The workflows each have two tasks. The first task (disk_size_calculator) queries the GDC for the size of the file. That filesize is then passed into the second task (gdc_bam_downloader or gdc_file_downloader) as a runtime parameter for sizing the VMS attached storage (we need to ensure the VM that is running the downloader has enough disk space to store the downloaded file). gdc_bam/file_downloader runs the gdc-client to retrieve the file.
These workflows were running successfully on July 18th. They began to fail yesterday...I'm guessing right after FireCloud was updated.

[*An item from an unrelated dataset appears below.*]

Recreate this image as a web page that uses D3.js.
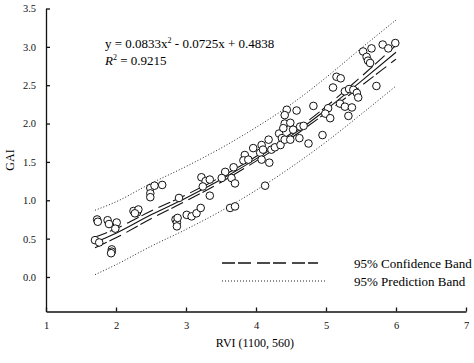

The disk_size_calculator is failing...it is unable to connect to the GDC to query for the file size.
The failure we are getting is in the disk_size_calculator task. Here is the error message reported in stdout.log
Exception= HTTPSConnectionPool(host='gdc-api.nci.nih.gov', port=443): Max retries exceeded with url: /files/a7b7b65f-609d-4ad7-b535-
adbcec1d79b9?fields=file_size (Caused by NewConnectionError('<requests.packages.urllib3.connection.VerifiedHTTPSConnection object at
0x7ff67c25c3c8>: Failed to establish a new connection: [Errno -3] Temporary failure in name resolution',))
I have test the task, running it in the docker container referenced in the WDL, from both my local laptop and a VM on the google cloud in the same zone firecloud uses. In both cases the task ran successfully, so I'm pretty sure the problem is on our end and not the GDC, and given the problem just appeared yesterday, it's highly likely it is linked to the July 19th release.
This is a significant regression as it breaks just-in-time file retrieval, which is a key step in analysis of image data and hg38 harmonized data.